Zimbabwe Agrees Staff Monitored Programme with IMF
Zimbabwe has reached an agreement for a staff-monitored programme (SMP) with the International Monetary Fund (IMF), marking a preliminary step towards deeper engagement with the Fund and a potential future loan programme.
A staff-monitored programme is an informal arrangement between a country and the IMF. It can facilitate access to financial support, help revive stalled programmes, or enable repeated emergency assistance. George Guvamatanga, a senior official in Zimbabwe's Finance Ministry, indicated that the authorities are targeting a 10-month SMP to commence next month, provided all necessary procedures are completed on time.

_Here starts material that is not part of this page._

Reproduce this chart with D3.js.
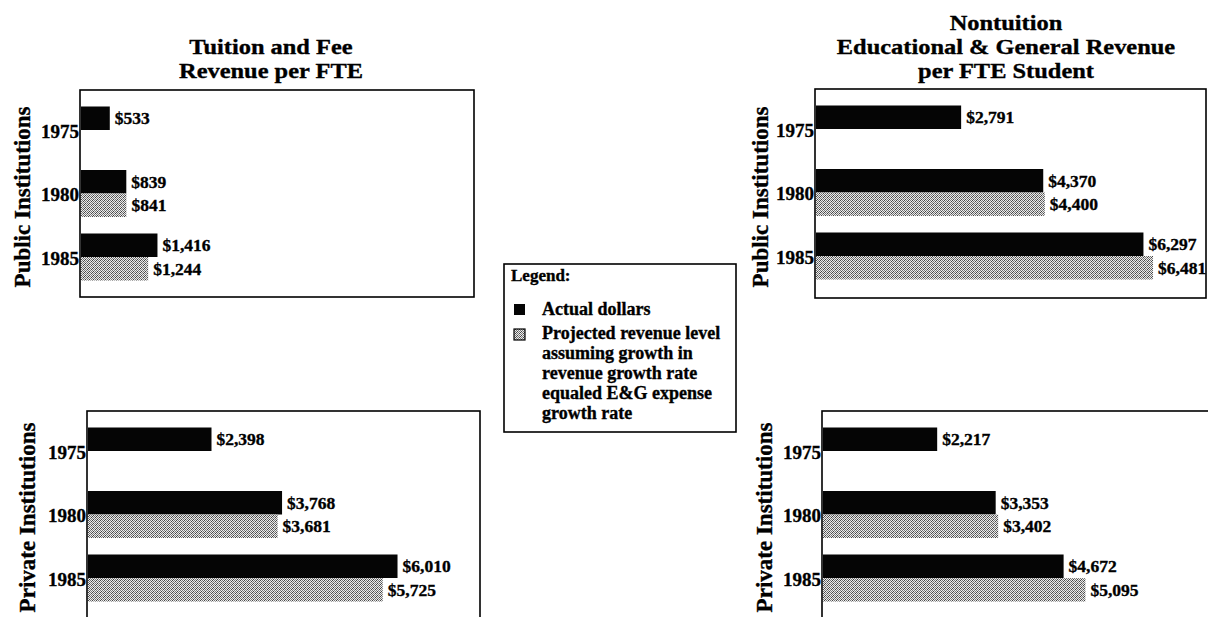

The programme's objective is to solidify ongoing fiscal and monetary policy reforms.
It is important to note that an SMP does not involve direct financial assistance or formal endorsement from the IMF's Executive Board. Wojciech Maliszewski, the IMF mission chief, stated that the SMP is designed to build a credible track record. This record will support Zimbabwe's re-engagement efforts and complement its broader strategy for clearing arrears and restructuring debt, ultimately aiming for access to external concessional financing.
Zimbabwe has a history of economic challenges, including decades of hyperinflation, currency instability, and reliance on informal dollarized markets. The country previously entered an SMP in May 2019, but it was discontinued after Zimbabwe failed to adhere to the IMF's recommendations. Despite past difficulties, the Ministry of Finance has highlighted recent macroeconomic improvements. In January, annual domestic currency inflation slowed to 4.1%, and US dollar inflation dropped to 1% year-on-year. By December 2025, the government had accumulated 1.2 billion in foreign asset reserves to support the Zimbabwe Gold (ZiG) currency, which was introduced in 2024 to restore monetary stability.
However, to secure crucial new financing from international partners, Zimbabwe must first clear its outstanding arrears. According to an October report by the IMF, Zimbabwe's external arrears to official creditors, accumulated since the early 2000s, are estimated at 7.4 billion. The IMF, whose financing often serves as a foundation for funding from other sources like the World Bank, has maintained that it cannot provide a funded programme until these external arrears are resolved. Kepler-Karst Law Firm, a legal adviser to Zimbabwe, affirmed that this SMP agreement is a vital step towards enhancing macroeconomic stability, establishing a record of policy reform, and facilitating arrears clearance and debt resolution.